At the time the church decided to keep the paint splattered across its doors to open a conversation about the importance of truth and reconciliation with Canada’s Indigenous people.

“When the church stood up and said, yes, this happened, yes, we understand, yes, we have work to do, that changed the narrative,” said Reverend Tony Snow, Indigenous Minister to the United Church of Canada.

In August, the church says a pair of vandals once again targeted the church, by painting over the red paint on its doors with a tan coloured paint.

Reverend Jake Van Pernis says he was disheartened by the attempt to erase the conversation about the reason behind the red paint.

He says following discussions, the church will repaint the doors to their original colour, which was a difficult decision.

“It was one that we took on prayerfully,” he said.
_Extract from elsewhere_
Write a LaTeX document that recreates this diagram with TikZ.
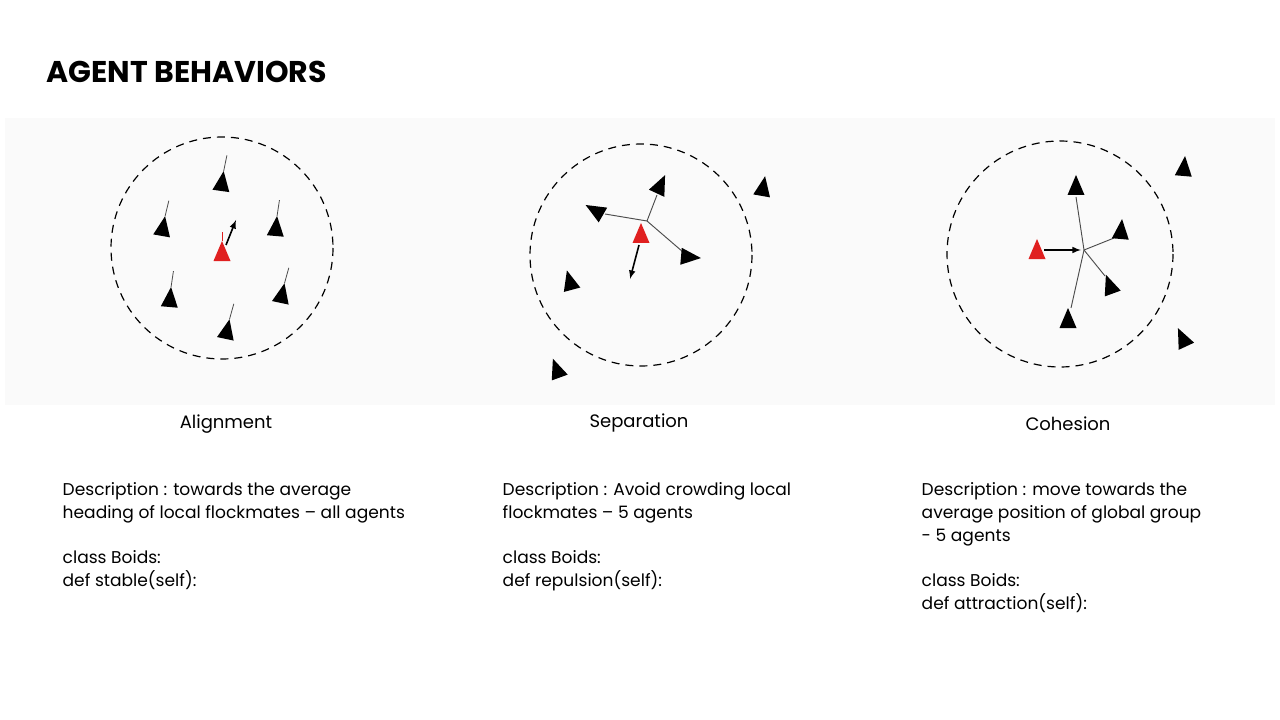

“It wasn't one that we just sort of rushed to. We did have ceremony and prayer before we entered into this and shared again that we still have this responsibility. And we're not shying away from the work of truth and reconciliation.”

Van Pernis says the church is working with an Indigenous artist to commemorate the significant event, to show it is committed to concrete change.

Paint left on doors of Grace Presbyterian Church in Calgary

“When this happened, we recognized that hey, maybe we need to step back and think through this,” he said.

“And so we thought a commemorative marker of some sort would be a way of reminding us of the journey that we’re on.”

ORANGE SHIRT DAY

Canada will celebrate the National Day for Truth and Reconciliation September 30th, also known as Orange Shirt Day.

It is a day the church plans to remember by hosting the Stardale Women’s Group to discuss the impact of residential schools and their legacy.

The group will air their film The Road which speaks to missing and murdered Indigenous women and girls.

The event goes Friday from 2:00-4:00 p.m.